Do you believe in immortality for yourself?  I would ask any reader who is not in sympathy with my hope for the animals.  If not, I have no argument with you.  But if you do, why not believe in it for them....if the thought be anywise precious to you, is it essential to your enjoyment in it, that nothing less than yourself should share its realization?  Are you the lowest kind of creature that could be permitted to live?....Are these not worth making immortal?  How, then, were they worth calling out of the depth of no-being?  It is a greater deed, to make be that which was not, than to seal it with an infinite immortality.....What He thought worth making, you think not worth continuing made!  You would have him go on forever creating new things with one hand, and annihilating those he had made with the other -- for I presume you would not prefer the earth to be without animals!....then his creatures were no better than the toys which a child makes, and destroys as he makes them.  For what good, for what divine purpose, is the maker of the sparrow present at its death, if he does not care what becomes of it?  What is he there for, I repeat, if he have no care that it go well with his bird in its dying, that it be neither comfortless nor lost in the abyss?....Believe it is not by a little only that the heart of the universe is tenderer, more loving, more just and fair, than yours or mine.

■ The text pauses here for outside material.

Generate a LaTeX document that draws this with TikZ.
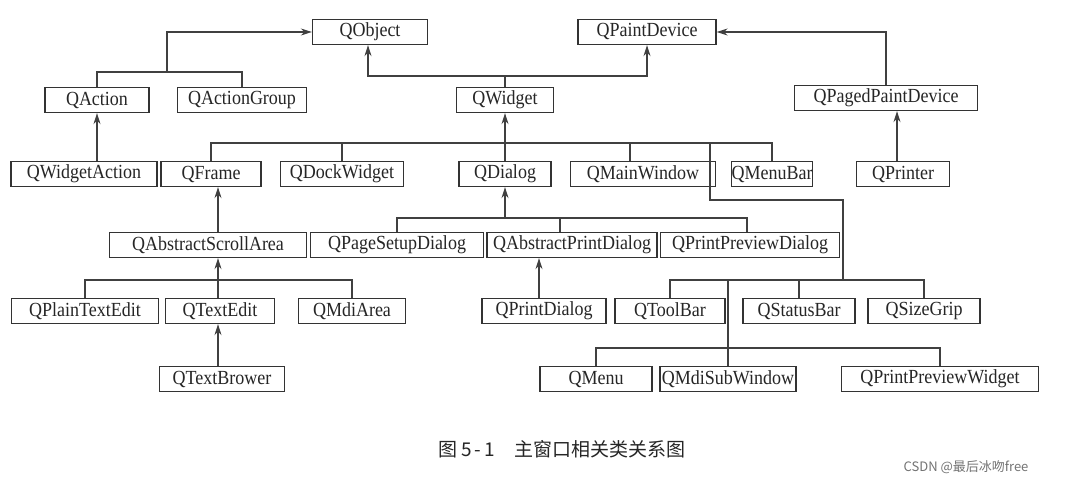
\documentclass[tikz,border=0pt]{standalone}
\usepackage{fontspec}
\setmainfont{Liberation Serif}
\newfontfamily\boxfont[FakeStretch=0.9]{Liberation Serif}
\newfontfamily\cjk{Noto Sans CJK SC}
\usetikzlibrary{arrows.meta}
\begin{document}
\begin{tikzpicture}[x=1pt,y=-1pt,
  box/.style={draw=black!80,line width=1.3pt,minimum height=25pt,inner sep=0pt,font=\boxfont\fontsize{20}{22}\selectfont,text=black!85},
  ln/.style={draw=black!75,line width=1.3pt},
  arr/.style={ln,-{Stealth[length=11pt,width=7pt]}}]
\fill[white] (0,0) rectangle (1084,487);
\useasboundingbox (0,0) rectangle (1084,487);
% row 1
\node[box,minimum width=115pt] (qobj) at (370,32) {QObject};
\node[box,minimum width=138pt] (qpd) at (647,32) {QPaintDevice};
% row 2
\node[box,minimum width=104pt] (qact) at (97,100) {QAction};
\node[box,minimum width=129pt] (qag) at (242,100) {QActionGroup};
\node[box,minimum width=97pt] (qw) at (505,100) {QWidget};
\node[box,minimum width=183pt] (qppd) at (886,98) {QPagedPaintDevice};
% row 3
\node[box,minimum width=146pt] (qwa) at (84,174) {QWidgetAction};
\node[box,minimum width=100pt] (qfr) at (211,174) {QFrame};
\node[box,minimum width=123pt] (qdw) at (342,174) {QDockWidget};
\node[box,minimum width=92pt] (qdl) at (505,174) {QDialog};
\node[box,minimum width=145pt] (qmw) at (643,174) {QMainWindow};
\node[box,minimum width=80pt] (qmb) at (772,174) {QMenuBar};
\node[box,minimum width=93pt] (qpr) at (903,174) {QPrinter};
% row 4
\node[box,minimum width=197pt] (qasa) at (208,245) {QAbstractScrollArea};
\node[box,minimum width=173pt] (qpsd) at (397,245) {QPageSetupDialog};
\node[box,minimum width=170pt] (qapd) at (572,245) {QAbstractPrintDialog};
\node[box,minimum width=179pt] (qppdl) at (750,245) {QPrintPreviewDialog};
% row 5
\node[box,minimum width=147pt] (qpte) at (85,311) {QPlainTextEdit};
\node[box,minimum width=109pt] (qte) at (220,311) {QTextEdit};
\node[box,minimum width=107pt] (qmda) at (352,311) {QMdiArea};
\node[box,minimum width=124pt] (qpdl) at (544,311) {QPrintDialog};
\node[box,minimum width=110pt] (qtb) at (670,311) {QToolBar};
\node[box,minimum width=112pt] (qsb) at (799,311) {QStatusBar};
\node[box,minimum width=112pt] (qsg) at (924,311) {QSizeGrip};
% row 6
\node[box,minimum width=125pt] (qtbr) at (222,379) {QTextBrower};
\node[box,minimum width=112pt] (qmn) at (596,379) {QMenu};
\node[box,minimum width=136pt] (qmsw) at (728,379) {QMdiSubWindow};
\node[box,minimum width=197pt] (qppw) at (940,379) {QPrintPreviewWidget};
% caption
\node[font=\cjk\fontsize{19}{21}\selectfont,text=black!85] (cap) at (562,449) {图\,5\,-\,1\quad 主窗口相关类关系图};
\node[font=\cjk\fontsize{13}{15}\selectfont,text=black!55] (wm) at (966,467) {CSDN @最后冰吻free};
% QObject <- QAction, QActionGroup
\draw[ln] (qact.north) -- (97,72) -- (242,72) -- (qag.north);
\draw[arr] (167,72) |- (qobj.west);
% QObject, QPaintDevice <- QWidget
\draw[ln] (qw.north) -- (505,76);
\draw[arr] (505,76) -| (qobj.south -| 368,0);
\draw[arr] (505,76) -| (qpd.south);
% QPaintDevice <- QPagedPaintDevice
\draw[arr] (qppd.north) |- (qpd.east);
\draw[arr] (qpr.north -| 897,0) -- (qppd.south -| 897,0);
% QAction <- QWidgetAction
\draw[arr] (qwa.north -| qact) -- (qact.south);
% QWidget children
\draw[ln] (qfr.north) -- (211,143) -- (772,143) -- (qmb.north);
\draw[ln] (342,143) -- (qdw.north);
\draw[ln] (630,143) -- (qmw.north -| 630,0);
\draw[arr] (505,143) -- (qw.south);
\draw[ln] (qdl.north) -- (505,143);
\draw[ln] (710,143) -- (710,200) -- (843,200) -- (843,280);
% row5 bus (QMainWindow children)
\draw[ln] (qtb.north) -- (670,280) -- (924,280) -- (qsg.north);
\draw[ln] (799,280) -- (qsb.north);
\draw[ln] (728,280) -- (qmsw.north);
\draw[ln] (qmn.north) -- (596,348) -- (940,348) -- (qppw.north);
% QDialog children
\draw[ln] (qpsd.north) -- (397,218) -- (747,218) -- (qppdl.north -| 747,0);
\draw[ln] (560,218) -- (qapd.north -| 560,0);
\draw[arr] (505,218) -- (qdl.south);
\draw[arr] (qpdl.north -| 539,0) -- (qapd.south -| 539,0);
% QFrame
\draw[arr] (qasa.north -| 218,0) -- (qfr.south -| 218,0);
\draw[ln] (qpte.north) -- (85,280) -- (352,280) -- (qmda.north);
\draw[ln] (qte.north -| 218,0) -- (218,280);
\draw[arr] (218,280) -- (qasa.south -| 218,0);
\draw[arr] (qtbr.north -| 218,0) -- (qte.south -| 218,0);
\end{tikzpicture}
\end{document}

I know of no reason why I should not look for the animals to rise again, in the same sense in which I hope myself to rise again ---which is, to reappear, clothed with another and better form of life than before.  If the Father will raise his children, why should he not also raise those whom he has taught his little ones to love?  Love is the one bond of the universe, the heart of God, the life of his children; if animals can be loved, they are loveable; if they can love, they are yet more plainly loveable: love is eternal; how then should its object perish?...Must the love live on forever without its object? or worse still, must the love die with its object, and be eternal no more than it?

Can you imagine that, if, here-after, one of God's little ones were to ask Him to give again one of the earth's old loves ---kitten, or pony, or squirrel, or dog, which he had taken from him, the Father would say no?  .... What a child may ask for, the Father will keep ready.

MacDonald's reflections go on for pages and pages, and of course they are recommended reading to anyone who has enjoyed this excerpt.  As I read these words, I could not help but recall the words of Jesus that the Queen of Sheba would rise up in the hereafter to condemn those of the present generation who did not recognize that one "greater than Solomon" was among them.  Or His parable about the after-life conversation of Lazarus and Dives, with Dives begging Lazarus to bring him one drop of water to cool his burning tongue.  I wonder if at the Resurrection, all the abused animals will rise up to condemn their abusers, or if the abusers will be begging mercy from those they chained up without food or water until death.